Il est vrai qu’il est impossible de poser le problème africain, d’une manière générale, sans rappeler cette évidence de la domination historique passée, beaucoup plus récente ou furieusement actuelle. Mais force est d’admettre qu’il existe au moins deux manières de l’évoquer : d’abord la victimisation, ensuite le défi. Ces deux facettes ne se posent pas comme deux extrêmes même si elles diffèrent fondamentalement. Il y aurait pire. La victimisation a ceci de spécifique qu’elle adoube inconsciemment l’infériorisation et en instaure une détermination psychologique permanente. On se définirait alors comme tel (c’est-à-dire victime) et l’on se profilerait dans une subordination qui se décline sous son mode d’être au monde. Le risque ici est celui d’une éternisation non pas d’un désir absurde d’être abrité sous la toile d’une remorque paradoxalement confortable, mais celui d’un rejet asymétrique de pouvoir se projeter réellement dans le champ de l’existence universelle. Convoquer sans cesse une telle subordination asphyxie et détériore le désir d’être dans une perspective à la fois ontologique, phénoménologique et philosophique.

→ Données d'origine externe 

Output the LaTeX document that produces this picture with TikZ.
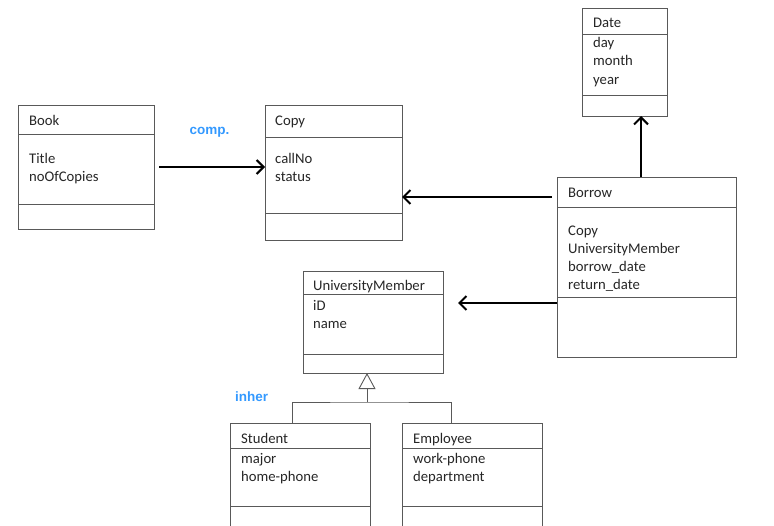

L’idée de souveraineté qui domine l’imaginaire africain actuel n’est pas toujours bien reçue en dehors de son espace. A son intérieur, des suppôts du statu quo partagent tout aussi ce qu’il convient de nommer : la peur viscérale d’un changement utile. Majoritairement, la souveraineté est perçue comme une subordination à d’autres puissances que celles reconnues jusqu’à présent. Ce regard est dans toute son ampleur dix-neuvièmiste parce qu’elle obéit à une évidence immédiate et surtout à la maxime selon laquelle : « La nature a horreur du vide ». Or l’Africain du XXIe siècle est un sujet différent qui lorgne dans l’horizontalité plutôt que dans la verticalité à laquelle l’histoire a voulu le confiner.
Le continent africain a un réel besoin de souveraineté et il l’exprime. Or, historiquement, souveraineté et nationalisme apparaissent comme deux réalités conceptuelles embrigadées dans une apparente synonymie. Mais le déroulement de l’histoire s’affranchit d’une telle identification rapide et grotesque. La monnaie, pour un pays par exemple, participe de l’éclairage autour de telles confusions. Ceci édifie amplement l’esprit. Il n’y a aucun nationalisme à l’idée qu’une nation comme la Suisse revendique l’existence et l’usage du Franc. Il en va de plusieurs autres à travers le monde. D’ailleurs, la nostalgie des monnaies nationales en Europe ne risque-t-elle pas de se muer en effectivité brutale ou progressive au grand dam de l’Euro ? Persistons de souligner que la frontière entre nationalisme et souveraineté n’est pas une fiction.
A l’inverse de ce qui adouberait une telle confusion entre ces deux concepts politiques, il faut faire advenir l’idée qu’une authentique souveraineté est d’abord marquée par certains attributs. Elle est saine lorsqu’elle est ouverte et à la fois autonome. Autrement dit lorsque l’on peut respirer ou s’inscrire dans le va-et-vient (inspiration-expiration). Au demeurant, une vraie autonomie engage un travail sur soi-même. Et c’est bien la perspective qui s’ouvre à l’Afrique pour qu’elle assume ses propres aspirations profondes plutôt que de recevoir continuellement des leçons émanant des autres qui persistent d’en savoir mieux qu’elle sur elle-même.